Directions: Please return exactly the run of lines that begins with the line containing "What Chart.js code" and ends with the line containing "const watermark = 'DRAFT';", pictures excluded.

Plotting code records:
start

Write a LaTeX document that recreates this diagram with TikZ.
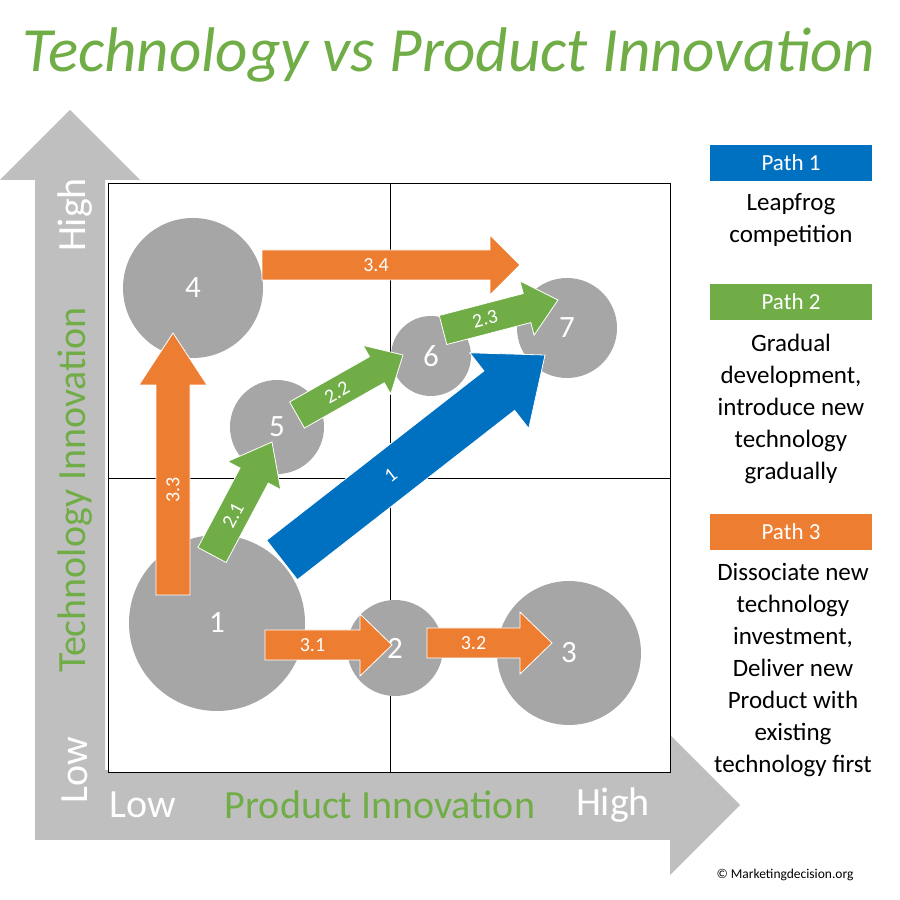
\documentclass[tikz,border=0pt]{standalone}
\usepackage{fontspec}
\setmainfont{Carlito}
\begin{document}
\begin{tikzpicture}[x=1pt,y=1pt,
  circ/.style={circle,fill=circgray,inner sep=0pt,text=white,font=\fontsize{31}{31}\selectfont},
  lgbox/.style={draw=white,minimum width=163pt,minimum height=37pt,inner sep=0pt,text=white,font=\fontsize{23}{23}\selectfont},
  lgtext/.style={align=center,font=\fontsize{25}{32}\selectfont},
  axlab/.style={font=\fontsize{40}{40}\selectfont}]
\definecolor{pblue}{HTML}{0070C0}
\definecolor{pgreen}{HTML}{70AD47}
\definecolor{porange}{HTML}{ED7D31}
\definecolor{axgray}{HTML}{BFBFBF}
\definecolor{circgray}{HTML}{A6A6A6}
\useasboundingbox (0,0) rectangle (900,900);
\fill[white] (0,0) rectangle (900,900);
% title
\node[text=pgreen,font=\fontsize{63}{63}\selectfont\itshape] (title) at (449,845) {Technology vs Product Innovation};
% axes
\fill[axgray] (35,60) -- (35,720) -- (0,720) -- (70,790) -- (140,720) -- (105,720) -- (105,60) -- cycle;
\fill[axgray] (35,60) -- (670,60) -- (670,25) -- (740,95) -- (670,165) -- (670,130) -- (35,130) -- cycle;
% box
\draw[fill=white,line width=0.6pt] (108,128) rectangle (670,717);
\draw[line width=0.6pt] (390,128) -- (390,717) (108,422) -- (670,422);
% axis labels
\node[axlab,text=white,rotate=90] (vh) at (75,685) {High};
\node[axlab,text=pgreen,rotate=90] (vt) at (75,410) {Technology Innovation};
\node[axlab,text=white,rotate=90] (vl) at (75,130) {Low};
\node[axlab,text=white] (hl) at (143,95) {Low};
\node[axlab,text=pgreen] (ht) at (380,95) {Product Innovation};
\node[axlab,text=white] (hh) at (613,95) {High};
% circles
\node[circ,minimum size=176pt] (c1) at (217,277) {1};
\node[circ,minimum size=96pt] (c2) at (395,252) {2};
\node[circ,minimum size=144pt] (c3) at (569,247) {3};
\node[circ,minimum size=140pt] (c4) at (193,612) {4};
\node[circ,minimum size=94pt] (c5) at (277,473) {5};
\node[circ,minimum size=80pt] (c6) at (431,544) {6};
\node[circ,minimum size=100pt] (c7) at (567,572) {7};
% block arrow macro: x1 y1 x2 y2 halfshaft halfhead headlen color label
\newcommand\barrow[9]{%
  \pgfmathsetmacro\ang{atan2(#4-#2,#3-#1)}%
  \pgfmathsetmacro\len{veclen(#3-#1,#4-#2)}%
  \pgfmathsetmacro\hb{\len-#7}%
  \begin{scope}[shift={(#1,#2)},rotate=\ang]
  \draw[fill=#8,draw=white,line width=0.8pt] (0,-#5) -- (\hb,-#5) -- (\hb,-#6) -- (\len,0) -- (\hb,#6) -- (\hb,#5) -- (0,#5) -- cycle;
  \node[text=white,rotate=\ang,font=\fontsize{20}{20}\selectfont] at (\hb/2,0) {#9};
  \end{scope}}
\barrow{173}{305}{173}{567}{17}{34}{52}{porange}{3.3}
\barrow{262}{635}{520}{635}{15}{30}{30}{porange}{3.4}
\barrow{212}{345}{272}{458}{16}{30}{38}{pgreen}{2.1}
\barrow{297}{485}{403}{545}{15}{28}{30}{pgreen}{2.2}
\barrow{443}{570}{558}{600}{15}{28}{32}{pgreen}{2.3}
\barrow{282}{340}{545}{545}{25}{48}{58}{pblue}{1}
\barrow{265}{255}{392}{255}{15}{31}{32}{porange}{3.1}
\barrow{427}{257}{552}{257}{15}{31}{32}{porange}{3.2}
% legend
\node[lgbox,fill=pblue] (p1) at (791,737) {Path 1};
\node[lgtext] (t1) at (791,680) {Leapfrog\\competition};
\node[lgbox,fill=pgreen] (p2) at (791,598) {Path 2};
\node[lgtext] (t2) at (791,491) {Gradual\\development,\\introduce new\\technology\\gradually};
\node[lgbox,fill=porange] (p3) at (791,368) {Path 3};
\node[lgtext] (t3) at (793,230) {Dissociate new\\technology\\investment,\\Deliver new\\Product with\\existing\\technology first};
\node[font=\fontsize{13.5}{13.5}\selectfont] (copy) at (785,25) {© Marketingdecision.org};
\end{tikzpicture}
\end{document}
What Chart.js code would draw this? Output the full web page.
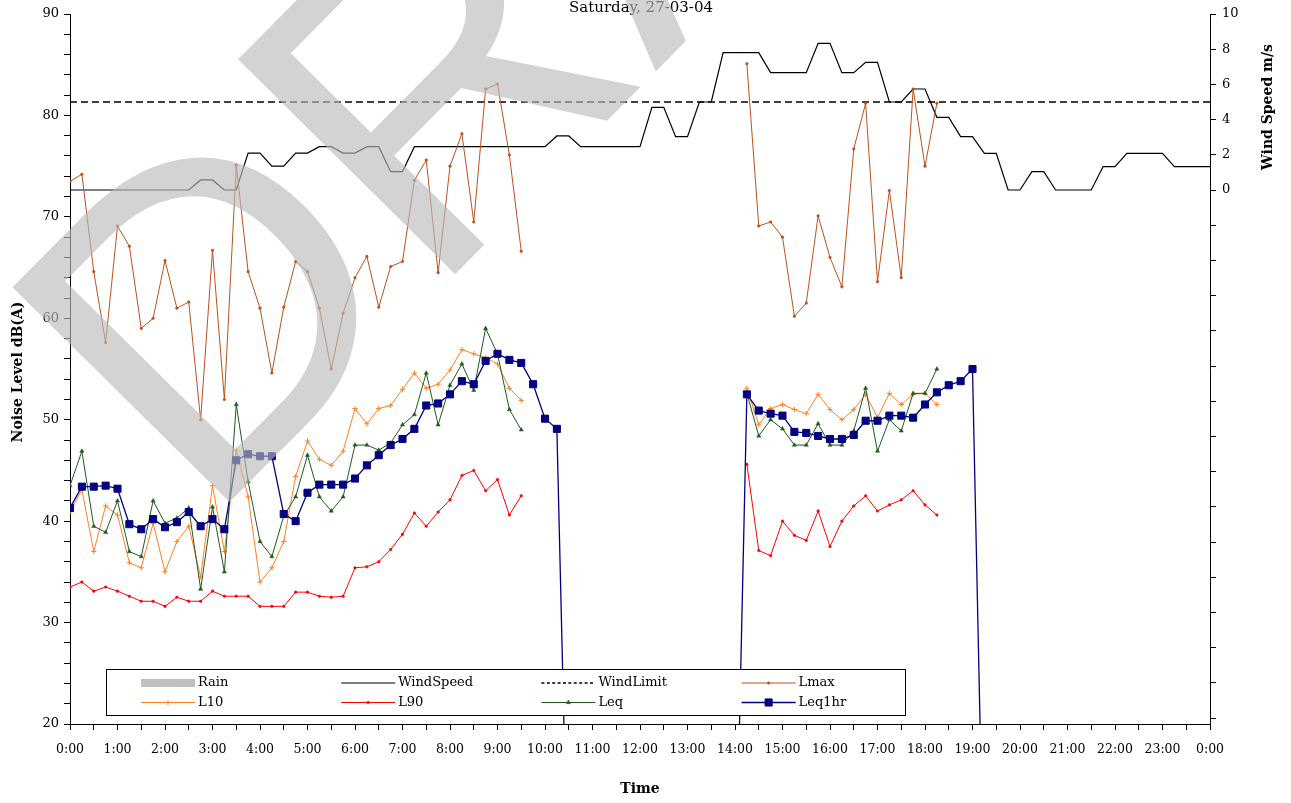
<!DOCTYPE html>
<html>
<head>
<meta charset="utf-8">
<script src="https://cdn.jsdelivr.net/npm/chart.js@4.4.1/dist/chart.umd.min.js"></script>
<style>
  html, body { margin: 0; padding: 0; background: #fff; }
  #wrap { position: relative; width: 1291px; height: 803px; }
</style>
</head>
<body>
<div id="wrap"><canvas id="c" width="1291" height="803"></canvas></div>
<script>
// ---- text ----
const title = 'Saturday, 27-03-04';
const xTitle = 'Time';
const yTitle = 'Noise Level dB(A)';
const y2Title = 'Wind Speed m/s';
const watermark = 'DRAFT';

// ---- 15-minute time slots ----
const times = [
  '0:00','0:15','0:30','0:45','1:00','1:15','1:30','1:45',
  '2:00','2:15','2:30','2:45','3:00','3:15','3:30','3:45',
  '4:00','4:15','4:30','4:45','5:00','5:15','5:30','5:45',
  '6:00','6:15','6:30','6:45','7:00','7:15','7:30','7:45',
  '8:00','8:15','8:30','8:45','9:00','9:15','9:30','9:45',
  '10:00','10:15','10:30','10:45','11:00','11:15','11:30','11:45',
  '12:00','12:15','12:30','12:45','13:00','13:15','13:30','13:45',
  '14:00','14:15','14:30','14:45','15:00','15:15','15:30','15:45',
  '16:00','16:15','16:30','16:45','17:00','17:15','17:30','17:45',
  '18:00','18:15','18:30','18:45','19:00','19:15','19:30','19:45',
  '20:00','20:15','20:30','20:45','21:00','21:15','21:30','21:45',
  '22:00','22:15','22:30','22:45','23:00','23:15','23:30','23:45',
  '24:00'
];

// ---- series (one value per time slot, null = no reading) ----
const rain = [];

const windSpeed = [
  0, 0, 0, 0, 0, 0, 0, 0,
  0, 0, 0, 0.57, 0.57, 0, 0, 2.1,
  2.1, 1.36, 1.36, 2.1, 2.1, 2.46, 2.46, 2.1,
  2.1, 2.46, 2.46, 1.04, 1.04, 2.46, 2.46, 2.46,
  2.46, 2.46, 2.46, 2.46, 2.46, 2.46, 2.46, 2.46,
  2.46, 3.07, 3.07, 2.46, 2.46, 2.46, 2.46, 2.46,
  2.46, 4.7, 4.7, 3.03, 3.03, 5.0, 5.0, 7.8,
  7.8, 7.8, 7.8, 6.67, 6.67, 6.67, 6.67, 8.33,
  8.33, 6.67, 6.67, 7.25, 7.25, 5.0, 5.0, 5.74,
  5.74, 4.13, 4.13, 3.03, 3.03, 2.08, 2.08, 0,
  0, 1.04, 1.04, 0, 0, 0, 0, 1.33,
  1.33, 2.08, 2.08, 2.08, 2.08, 1.33, 1.33, 1.33,
  1.33
];

const windLimit = 5;

const lmax = [
  73.5, 74.2, 64.6, 57.6, 69.1, 67.1, 59.0, 60.0,
  65.7, 61.0, 61.6, 50.0, 66.7, 52.0, 75.1, 64.6,
  61.0, 54.6, 61.1, 65.6, 64.6, 61.0, 55.0, 60.5,
  64.0, 66.1, 61.1, 65.1, 65.6, 73.6, 75.6, 64.5,
  75.0, 78.2, 69.5, 82.6, 83.1, 76.1, 66.6, null,
  null, null, null, null, null, null, null, null,
  null, null, null, null, null, null, null, null,
  null, 85.1, 69.1, 69.5, 68.0, 60.2, 61.5, 70.1,
  66.0, 63.1, 76.7, 81.2, 63.6, 72.6, 64.0, 82.6,
  75.0, 81.2, null, null, null, null, null, null,
  null, null, null, null, null, null, null, null,
  null, null, null, null, null, null, null, null,
  null
];

const l10 = [
  40.9, 43.1, 37.0, 41.5, 40.6, 35.9, 35.4, 39.8,
  35.0, 38.0, 39.5, 34.5, 43.5, 37.0, 47.0, 42.4,
  34.0, 35.4, 38.0, 44.4, 47.9, 46.1, 45.5, 46.9,
  51.1, 49.6, 51.1, 51.4, 53.0, 54.6, 53.1, 53.5,
  54.9, 56.9, 56.5, 56.1, 55.5, 53.1, 51.9, null,
  null, null, null, null, null, null, null, null,
  null, null, null, null, null, null, null, null,
  null, 53.1, 49.5, 51.1, 51.5, 51.0, 50.6, 52.5,
  51.0, 50.0, 51.0, 52.5, 50.2, 52.6, 51.5, 52.5,
  52.6, 51.5, null, null, null, null, null, null,
  null, null, null, null, null, null, null, null,
  null, null, null, null, null, null, null, null,
  null
];

const l90 = [
  33.5, 34.0, 33.1, 33.5, 33.1, 32.6, 32.1, 32.1,
  31.6, 32.5, 32.1, 32.1, 33.1, 32.6, 32.6, 32.6,
  31.6, 31.6, 31.6, 33.0, 33.0, 32.6, 32.5, 32.6,
  35.4, 35.5, 36.0, 37.2, 38.7, 40.8, 39.5, 40.9,
  42.1, 44.5, 45.0, 43.0, 44.1, 40.6, 42.5, null,
  null, null, null, null, null, null, null, null,
  null, null, null, null, null, null, null, null,
  null, 45.6, 37.1, 36.6, 40.0, 38.6, 38.1, 41.0,
  37.5, 40.0, 41.5, 42.5, 41.0, 41.6, 42.1, 43.0,
  41.6, 40.6, null, null, null, null, null, null,
  null, null, null, null, null, null, null, null,
  null, null, null, null, null, null, null, null,
  null
];

const leq = [
  43.5, 46.9, 39.5, 38.9, 42.0, 37.0, 36.5, 42.0,
  39.8, 40.3, 41.3, 33.3, 41.4, 35.0, 51.5, 43.9,
  38.0, 36.5, 40.5, 42.4, 46.5, 42.4, 41.0, 42.4,
  47.5, 47.5, 47.0, 47.7, 49.5, 50.5, 54.6, 49.5,
  53.4, 55.5, 52.9, 59.0, 56.5, 51.0, 49.0, null,
  null, null, null, null, null, null, null, null,
  null, null, null, null, null, null, null, null,
  null, 52.6, 48.4, 50.0, 49.1, 47.5, 47.5, 49.6,
  47.5, 47.5, 48.9, 53.1, 46.9, 50.0, 48.9, 52.6,
  52.6, 55.0, null, null, null, null, null, null,
  null, null, null, null, null, null, null, null,
  null, null, null, null, null, null, null, null,
  null
];

const leq1hr = [
  41.3, 43.4, 43.4, 43.5, 43.2, 39.7, 39.2, 40.2,
  39.4, 39.9, 40.9, 39.5, 40.2, 39.2, 46.0, 46.6,
  46.4, 46.4, 40.7, 40.0, 42.8, 43.6, 43.6, 43.6,
  44.2, 45.5, 46.5, 47.5, 48.1, 49.1, 51.4, 51.6,
  52.5, 53.8, 53.5, 55.8, 56.5, 55.9, 55.6, 53.5,
  50.1, 49.1, 0, 0, 0, 0, 0, 0,
  0, 0, 0, 0, 0, 0, 0, 0,
  0, 52.5, 50.9, 50.6, 50.4, 48.8, 48.7, 48.4,
  48.1, 48.1, 48.5, 49.9, 49.9, 50.4, 50.4, 50.2,
  51.5, 52.7, 53.4, 53.8, 55.0, 0, 0, 0,
  0, 0, 0, 0, 0, 0, 0, 0,
  0, 0, 0, 0, 0, 0, 0, 0,
  0
];

// ---- helpers ----
const hours = times.map(t => { const [h, m] = t.split(':'); return Number(h) + Number(m) / 60; });
const toPoints = arr => arr.map((v, i) => ({ x: hours[i], y: v }));
const FONT = 'DejaVu Serif';

Chart.defaults.font.family = FONT;
Chart.defaults.color = '#000';

const datasets = [
  { label: 'Rain', type: 'bar', data: rain, yAxisID: 'y2', backgroundColor: '#c0c0c0', order: 8 },
  { label: 'WindSpeed', data: toPoints(windSpeed), yAxisID: 'y2', borderColor: '#000', borderWidth: 1.2,
    pointRadius: 0, order: 7 },
  { label: 'WindLimit', data: [{ x: hours[0], y: windLimit }, { x: hours[hours.length - 1], y: windLimit }],
    yAxisID: 'y2', borderColor: '#000', borderWidth: 1.5, borderDash: [7, 4], pointRadius: 0, order: 6 },
  { label: 'Lmax', data: toPoints(lmax), yAxisID: 'y', borderColor: '#b9531f', backgroundColor: '#b9531f',
    borderWidth: 1, pointStyle: 'circle', pointRadius: 1.3, pointBorderWidth: 0.5, order: 5 },
  { label: 'L10', data: toPoints(l10), yAxisID: 'y', borderColor: '#ff8020', backgroundColor: '#ff8020',
    borderWidth: 1, pointStyle: 'cross', pointRadius: 2.6, pointBorderWidth: 1, order: 4 },
  { label: 'L90', data: toPoints(l90), yAxisID: 'y', borderColor: '#ff0000', backgroundColor: '#ff0000',
    borderWidth: 1, pointStyle: 'circle', pointRadius: 1.3, pointBorderWidth: 0.5, order: 3 },
  { label: 'Leq', data: toPoints(leq), yAxisID: 'y', borderColor: '#1f5a1f', backgroundColor: '#1f5a1f',
    borderWidth: 1, pointStyle: 'triangle', pointRadius: 2.4, pointBorderWidth: 0.5, order: 2 },
  { label: 'Leq1hr', data: toPoints(leq1hr), yAxisID: 'y', borderColor: '#000080', backgroundColor: '#000080',
    borderWidth: 1.3, pointStyle: 'rect', pointRadius: 5, pointBorderWidth: 1, order: 1 }
];

// legend box, titles and the watermark
const decor = {
  id: 'decor',
  afterDraw(chart) {
    const ctx = chart.ctx;
    ctx.save();

    // legend
    const bx = 106.5, by = 669.5, bw = 799, bh = 46;
    ctx.fillStyle = '#fff';
    ctx.fillRect(bx, by, bw, bh);
    ctx.strokeStyle = '#000';
    ctx.lineWidth = 1;
    ctx.setLineDash([]);
    ctx.strokeRect(bx, by, bw, bh);
    ctx.font = '13px "' + FONT + '"';
    ctx.textBaseline = 'middle';
    ctx.textAlign = 'left';
    chart.data.datasets.forEach((ds, i) => {
      const col = i % 4, row = Math.floor(i / 4);
      const sx = 141 + col * 200.2, sy = 683 + row * 19.5, sw = 54;
      if (ds.type === 'bar') {
        ctx.fillStyle = ds.backgroundColor;
        ctx.fillRect(sx, sy - 4, sw, 8);
      } else {
        ctx.strokeStyle = ds.borderColor;
        ctx.lineWidth = ds.borderWidth;
        ctx.setLineDash(ds.borderDash ? [3, 2.4] : []);
        ctx.beginPath();
        ctx.moveTo(sx, sy);
        ctx.lineTo(sx + sw, sy);
        ctx.stroke();
        ctx.setLineDash([]);
        if (ds.pointRadius > 0) {
          ctx.fillStyle = ds.backgroundColor;
          ctx.strokeStyle = ds.borderColor;
          ctx.lineWidth = ds.pointBorderWidth;
          Chart.helpers.drawPoint(ctx, { pointStyle: ds.pointStyle, radius: ds.pointRadius, rotation: 0, borderWidth: ds.pointBorderWidth }, sx + sw / 2, sy);
        }
      }
      ctx.fillStyle = '#000';
      ctx.fillText(ds.label, sx + sw + 3, sy);
    });

    // chart title and axis titles
    ctx.fillStyle = '#000';
    ctx.textAlign = 'center';
    ctx.textBaseline = 'middle';
    ctx.font = '15px "' + FONT + '"';
    ctx.fillText(title, 641, 8);
    ctx.font = 'bold 14px "' + FONT + '"';
    ctx.fillText(xTitle, 640, 789);
    ctx.save();
    ctx.translate(18, 372);
    ctx.rotate(-Math.PI / 2);
    ctx.fillText(yTitle, 0, 0);
    ctx.restore();
    ctx.save();
    ctx.translate(1268, 107);
    ctx.rotate(-Math.PI / 2);
    ctx.fillText(y2Title, 0, 0);
    ctx.restore();

    // watermark over the whole chart
    ctx.save();
    ctx.translate(204, 528);
    ctx.rotate(-45.3 * Math.PI / 180);
    ctx.font = '444px "Liberation Sans"';
    ctx.textAlign = 'left';
    ctx.textBaseline = 'alphabetic';
    ctx.fillStyle = 'rgba(186,186,186,0.64)';
    ctx.fillText(watermark, 0, 0);
    ctx.restore();

    ctx.restore();
  }
};

const axisGrid = { drawOnChartArea: false, drawTicks: true, tickLength: 6, color: '#000', lineWidth: 1 };
const axisBorder = { display: true, color: '#000', width: 1 };

new Chart(document.getElementById('c'), {
  type: 'line',
  data: { datasets },
  options: {
    responsive: false,
    animation: false,
    devicePixelRatio: 1,
    events: [],
    layout: { padding: { top: 14, left: 0, right: 0, bottom: 0 } },
    elements: { line: { tension: 0 } },
    plugins: { legend: { display: false }, title: { display: false }, tooltip: { enabled: false } },
    scales: {
      x: {
        type: 'linear', position: 'bottom', min: 0, max: 24, offset: false,
        grid: { ...axisGrid, offset: false }, border: axisBorder,
        ticks: {
          stepSize: 0.5, autoSkip: false, maxRotation: 0, padding: 12,
          font: { size: 12.5 },
          callback: v => Number.isInteger(v) ? (v % 24) + ':00' : ''
        },
        afterFit: s => { s.height = 79; }
      },
      y: {
        position: 'left', min: 20, max: 90,
        grid: axisGrid, border: axisBorder,
        ticks: { stepSize: 2, autoSkip: false, padding: 5, font: { size: 13 },
          callback: v => v % 10 === 0 ? v : '' },
        afterFit: s => { s.width = 70; }
      },
      y2: {
        position: 'right', min: -30.34, max: 10,
        grid: axisGrid, border: axisBorder,
        ticks: { stepSize: 2, autoSkip: false, includeBounds: false, padding: 6, font: { size: 13 },
          callback: v => v >= 0 ? v : '' },
        afterFit: s => { s.width = 81; }
      }
    }
  },
  plugins: [decor]
});
</script>
</body>
</html>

end

Correct answer:
What Chart.js code would draw this? Output the full web page.
<!DOCTYPE html>
<html>
<head>
<meta charset="utf-8">
<script src="https://cdn.jsdelivr.net/npm/chart.js@4.4.1/dist/chart.umd.min.js"></script>
<style>
  html, body { margin: 0; padding: 0; background: #fff; }
  #wrap { position: relative; width: 1291px; height: 803px; }
</style>
</head>
<body>
<div id="wrap"><canvas id="c" width="1291" height="803"></canvas></div>
<script>
// ---- text ----
const title = 'Saturday, 27-03-04';
const xTitle = 'Time';
const yTitle = 'Noise Level dB(A)';
const y2Title = 'Wind Speed m/s';
const watermark = 'DRAFT';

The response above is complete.